Given information:
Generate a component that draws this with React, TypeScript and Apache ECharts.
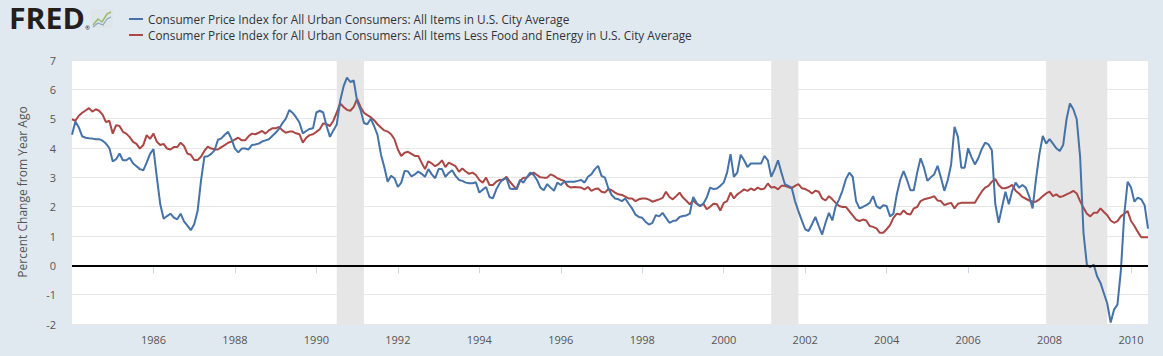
import React, { useEffect, useRef } from "react";
import * as echarts from "echarts";

// Monthly percent change from year ago, Jan 1984 – Jun 2010
const START_YEAR = 1984;

const allItems: number[] = [
  4.45, 4.9, 4.7, 4.4, 4.35, 4.33, 4.32, 4.3, 4.3, 4.25, 4.15, 4.0, // 1984
  3.54, 3.62, 3.81, 3.58, 3.58, 3.67, 3.47, 3.38, 3.28, 3.24, 3.5, 3.8, // 1985
  3.96, 3.0, 2.08, 1.59, 1.68, 1.76, 1.63, 1.57, 1.76, 1.5, 1.35, 1.2, // 1986
  1.4, 1.85, 2.88, 3.7, 3.72, 3.8, 3.92, 4.28, 4.33, 4.45, 4.55, 4.3, // 1987
  3.98, 3.85, 3.98, 3.98, 3.95, 4.1, 4.12, 4.15, 4.22, 4.26, 4.3, 4.41, // 1988
  4.52, 4.65, 4.85, 5.0, 5.29, 5.2, 5.05, 4.87, 4.5, 4.58, 4.65, 4.67, // 1989
  5.21, 5.27, 5.21, 4.75, 4.38, 4.6, 4.8, 5.6, 6.1, 6.4, 6.25, 6.3, // 1990
  5.6, 5.3, 4.85, 4.81, 5.0, 4.75, 4.45, 3.79, 3.35, 2.85, 3.05, 2.97, // 1991
  2.67, 2.82, 3.22, 3.2, 3.03, 3.1, 3.2, 3.12, 3.02, 3.28, 3.1, 2.97, // 1992
  3.28, 3.28, 3.02, 3.15, 3.24, 3.05, 2.91, 2.88, 2.82, 2.8, 2.8, 2.83, // 1993
  2.48, 2.58, 2.67, 2.33, 2.28, 2.59, 2.8, 2.94, 2.97, 2.62, 2.6, 2.62, // 1994
  2.91, 2.82, 3.0, 3.16, 3.08, 2.91, 2.65, 2.56, 2.77, 2.65, 2.54, 2.82, // 1995
  2.74, 2.85, 2.85, 2.85, 2.85, 2.88, 2.91, 2.82, 3.02, 3.1, 3.27, 3.39, // 1996
  3.05, 2.99, 2.63, 2.4, 2.28, 2.25, 2.19, 2.28, 2.1, 1.94, 1.73, 1.65, // 1997
  1.62, 1.48, 1.39, 1.45, 1.71, 1.67, 1.79, 1.62, 1.45, 1.51, 1.53, 1.65, // 1998
  1.68, 1.7, 1.76, 2.33, 2.13, 2.02, 2.1, 2.31, 2.65, 2.6, 2.62, 2.71, // 1999
  2.82, 3.16, 3.79, 3.02, 3.16, 3.77, 3.58, 3.35, 3.47, 3.47, 3.47, 3.47, // 2000
  3.73, 3.58, 3.02, 3.27, 3.58, 3.16, 2.77, 2.71, 2.65, 2.19, 1.85, 1.53, // 2001
  1.23, 1.17, 1.4, 1.65, 1.34, 1.05, 1.45, 1.79, 1.53, 2.02, 2.25, 2.55, // 2002
  2.94, 3.16, 3.02, 2.19, 1.94, 1.99, 2.05, 2.13, 2.36, 2.02, 1.94, 2.05, // 2003
  2.02, 1.67, 1.76, 2.42, 2.91, 3.21, 2.91, 2.56, 2.56, 3.16, 3.65, 3.33, // 2004
  2.88, 3.0, 3.1, 3.39, 2.99, 2.54, 2.9, 3.44, 4.72, 4.38, 3.33, 3.33, // 2005
  3.99, 3.69, 3.44, 3.65, 3.96, 4.18, 4.12, 3.92, 2.1, 1.45, 1.99, 2.51, // 2006
  2.08, 2.54, 2.82, 2.65, 2.74, 2.65, 2.35, 1.94, 2.94, 3.79, 4.41, 4.15, // 2007
  4.3, 4.15, 3.99, 3.9, 4.1, 4.98, 5.52, 5.32, 4.98, 3.7, 1.1, 0.01, // 2008
  -0.06, 0.03, -0.37, -0.6, -0.95, -1.3, -1.95, -1.51, -1.34, -0.2, 1.73, 2.85, // 2009
  2.65, 2.17, 2.31, 2.25, 2.05, 1.25, // 2010
];

const lessFoodEnergy: number[] = [
  4.98, 4.93, 5.1, 5.2, 5.28, 5.36, 5.24, 5.32, 5.27, 5.14, 4.88, 4.93, // 1984
  4.49, 4.78, 4.75, 4.55, 4.49, 4.37, 4.21, 4.14, 3.98, 4.1, 4.44, 4.31, // 1985
  4.49, 4.21, 4.1, 4.14, 3.98, 3.95, 4.03, 4.03, 4.18, 4.07, 3.81, 3.77, // 1986
  3.59, 3.59, 3.7, 3.9, 4.05, 3.98, 3.96, 3.95, 4.03, 4.1, 4.18, 4.22, // 1987
  4.29, 4.35, 4.26, 4.26, 4.4, 4.49, 4.47, 4.52, 4.58, 4.49, 4.6, 4.67, // 1988
  4.67, 4.72, 4.6, 4.52, 4.56, 4.56, 4.5, 4.47, 4.18, 4.35, 4.44, 4.47, // 1989
  4.55, 4.64, 4.84, 4.81, 4.75, 4.93, 5.21, 5.52, 5.4, 5.3, 5.27, 5.4, // 1990
  5.67, 5.4, 5.2, 5.12, 5.05, 4.95, 4.81, 4.7, 4.6, 4.56, 4.47, 4.3, // 1991
  3.95, 3.73, 3.84, 3.87, 3.8, 3.73, 3.73, 3.5, 3.28, 3.55, 3.47, 3.38, // 1992
  3.45, 3.58, 3.35, 3.5, 3.44, 3.38, 3.19, 3.3, 3.2, 3.12, 3.16, 3.08, // 1993
  2.91, 2.82, 2.99, 2.74, 2.74, 2.85, 2.91, 2.91, 3.02, 2.85, 2.72, 2.59, // 1994
  2.88, 2.99, 2.99, 3.1, 3.16, 3.08, 3.0, 2.99, 2.99, 3.1, 3.05, 2.97, // 1995
  2.92, 2.88, 2.71, 2.65, 2.67, 2.66, 2.65, 2.59, 2.67, 2.54, 2.6, 2.62, // 1996
  2.51, 2.48, 2.6, 2.56, 2.48, 2.42, 2.4, 2.34, 2.28, 2.28, 2.19, 2.25, // 1997
  2.28, 2.28, 2.24, 2.17, 2.21, 2.25, 2.3, 2.51, 2.33, 2.25, 2.36, 2.48, // 1998
  2.31, 2.2, 2.08, 2.21, 2.1, 2.02, 2.1, 1.91, 2.0, 2.1, 2.08, 1.87, // 1999
  2.13, 2.19, 2.48, 2.28, 2.42, 2.5, 2.59, 2.54, 2.62, 2.56, 2.65, 2.59, // 2000
  2.62, 2.79, 2.65, 2.67, 2.59, 2.71, 2.71, 2.67, 2.63, 2.71, 2.77, 2.63, // 2001
  2.6, 2.54, 2.45, 2.54, 2.51, 2.28, 2.21, 2.36, 2.25, 2.13, 2.02, 1.99, // 2002
  1.99, 1.85, 1.7, 1.56, 1.51, 1.56, 1.53, 1.34, 1.31, 1.26, 1.11, 1.11, // 2003
  1.23, 1.37, 1.62, 1.76, 1.73, 1.87, 1.76, 1.73, 1.94, 1.99, 2.19, 2.25, // 2004
  2.28, 2.31, 2.36, 2.21, 2.19, 2.05, 2.1, 2.13, 1.94, 2.1, 2.13, 2.13, // 2005
  2.13, 2.13, 2.13, 2.33, 2.51, 2.65, 2.71, 2.85, 2.94, 2.74, 2.63, 2.63, // 2006
  2.67, 2.74, 2.54, 2.45, 2.33, 2.27, 2.21, 2.17, 2.17, 2.25, 2.36, 2.45, // 2007
  2.51, 2.36, 2.42, 2.33, 2.36, 2.42, 2.47, 2.54, 2.45, 2.19, 1.96, 1.76, // 2008
  1.67, 1.79, 1.79, 1.94, 1.82, 1.71, 1.53, 1.45, 1.51, 1.67, 1.76, 1.85, // 2009
  1.51, 1.34, 1.14, 0.96, 0.96, 0.96, // 2010
];

const seriesNames: string[] = [
  "Consumer Price Index for All Urban Consumers: All Items in U.S. City Average",
  "Consumer Price Index for All Urban Consumers: All Items Less Food and Energy in U.S. City Average",
];

const recessions: [string, string][] = [
  ["1990-07", "1991-03"],
  ["2001-03", "2001-11"],
  ["2007-12", "2009-06"],
];

const Y_MIN = -2;
const Y_MAX = 7;
const Y_INTERVAL = 1;

const months: string[] = allItems.map(
  (_, i) => `${START_YEAR + Math.floor(i / 12)}-${String((i % 12) + 1).padStart(2, "0")}`
);

const isLabelMonth = (index: number, value: string) =>
  index > 0 && value.endsWith("-01") && parseInt(value.slice(0, 4), 10) % 2 === 0;

export default function App() {
  const ref = useRef<HTMLDivElement>(null);

  useEffect(() => {
    if (!ref.current) return;
    const chart = echarts.init(ref.current, undefined, { renderer: "svg" });
    const font = "'Open Sans', 'DejaVu Sans', sans-serif";
    chart.setOption({
      animation: false,
      backgroundColor: "#e1e9f0",
      textStyle: { fontFamily: font },
      graphic: [
        {
          type: "text",
          x: 9,
          y: 4,
          scaleX: 1.08,
          style: {
            text: "FRED",
            font: "bold 28px 'Open Sans', sans-serif",
            fill: "#231f20",
            textVerticalAlign: "top",
          },
        },
        {
          type: "text",
          x: 85,
          y: 25,
          style: { text: "®", font: "6px 'Open Sans', sans-serif", fill: "#231f20" },
        },
        {
          type: "group",
          x: 91,
          y: 9,
          children: [
            { type: "rect", shape: { x: 0, y: 0, width: 22, height: 19, r: 2 }, style: { fill: "#dfe6ea" } },
            { type: "polyline", shape: { points: [[2, 16], [7, 10], [11, 13], [16, 5], [20, 3]] }, style: { stroke: "#9bb86a", lineWidth: 1.5, fill: "none" } },
            { type: "polyline", shape: { points: [[2, 18], [7, 14], [12, 16], [16, 10], [20, 8]] }, style: { stroke: "#8aa7c4", lineWidth: 1.2, fill: "none" } },
          ],
        },
      ],
      legend: {
        data: seriesNames,
        orient: "vertical",
        left: 124,
        top: 8,
        itemWidth: 14,
        itemHeight: 2,
        itemGap: 4,
        icon: "rect",
        selectedMode: false,
        textStyle: { fontSize: 11.8, color: "#333", fontFamily: font },
      },
      grid: {
        left: 72,
        right: 15,
        top: 60,
        bottom: 32,
        show: true,
        backgroundColor: "#ffffff",
        borderWidth: 0,
      },
      xAxis: {
        type: "category",
        data: months,
        boundaryGap: false,
        axisLine: { show: true, lineStyle: { color: "#ccd6eb", width: 1 } },
        axisTick: {
          show: true,
          interval: (i: number, v: string) => isLabelMonth(i, v),
          length: 8,
          lineStyle: { color: "#ccd6eb" },
        },
        axisLabel: {
          interval: (i: number, v: string) => isLabelMonth(i, v),
          formatter: (v: string) => v.slice(0, 4),
          color: "#555",
          fontSize: 11,
          margin: 10,
          fontFamily: font,
        },
        splitLine: { show: false },
      },
      yAxis: {
        type: "value",
        min: Y_MIN,
        max: Y_MAX,
        interval: Y_INTERVAL,
        name: "Percent Change from Year Ago",
        nameLocation: "middle",
        nameGap: 44,
        nameTextStyle: { color: "#555", fontSize: 12, fontFamily: font },
        axisLine: { show: false },
        axisTick: { show: false },
        axisLabel: { color: "#555", fontSize: 11, margin: 16, fontFamily: font },
        splitLine: { show: true, lineStyle: { color: "#e6e6e6", width: 1 } },
      },
      series: [
        {
          name: "recessions",
          type: "line",
          z: 1,
          data: months.map(() => null),
          silent: true,
          markArea: {
            silent: true,
            itemStyle: { color: "#e6e6e6", opacity: 1 },
            data: recessions.map(([a, b]) => [{ xAxis: a }, { xAxis: b }]),
          },
        },
        {
          name: "zero",
          type: "line",
          z: 2,
          data: months.map(() => null),
          silent: true,
          markLine: {
            silent: true,
            symbol: "none",
            label: { show: false },
            lineStyle: { color: "#000000", width: 2, type: "solid" },
            data: [{ yAxis: 0 }],
          },
        },
        {
          name: seriesNames[0],
          type: "line",
          z: 4,
          data: allItems,
          showSymbol: false,
          symbol: "none",
          lineStyle: { color: "#4572a7", width: 2 },
          itemStyle: { color: "#4572a7" },
        },
        {
          name: seriesNames[1],
          type: "line",
          z: 3,
          data: lessFoodEnergy,
          showSymbol: false,
          symbol: "none",
          lineStyle: { color: "#aa4643", width: 2 },
          itemStyle: { color: "#aa4643" },
        },
      ],
    });
    return () => chart.dispose();
  }, []);

  return (
    <div
      ref={ref}
      style={{ position: "fixed", left: 0, top: 0, width: 1163, height: 356 }}
    />
  );
}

Set exercise: Read the lines above. Gather those in which the string "React" is found.

Completed task:
Generate a component that draws this with React, TypeScript and Apache ECharts.
import React, { useEffect, useRef } from "react";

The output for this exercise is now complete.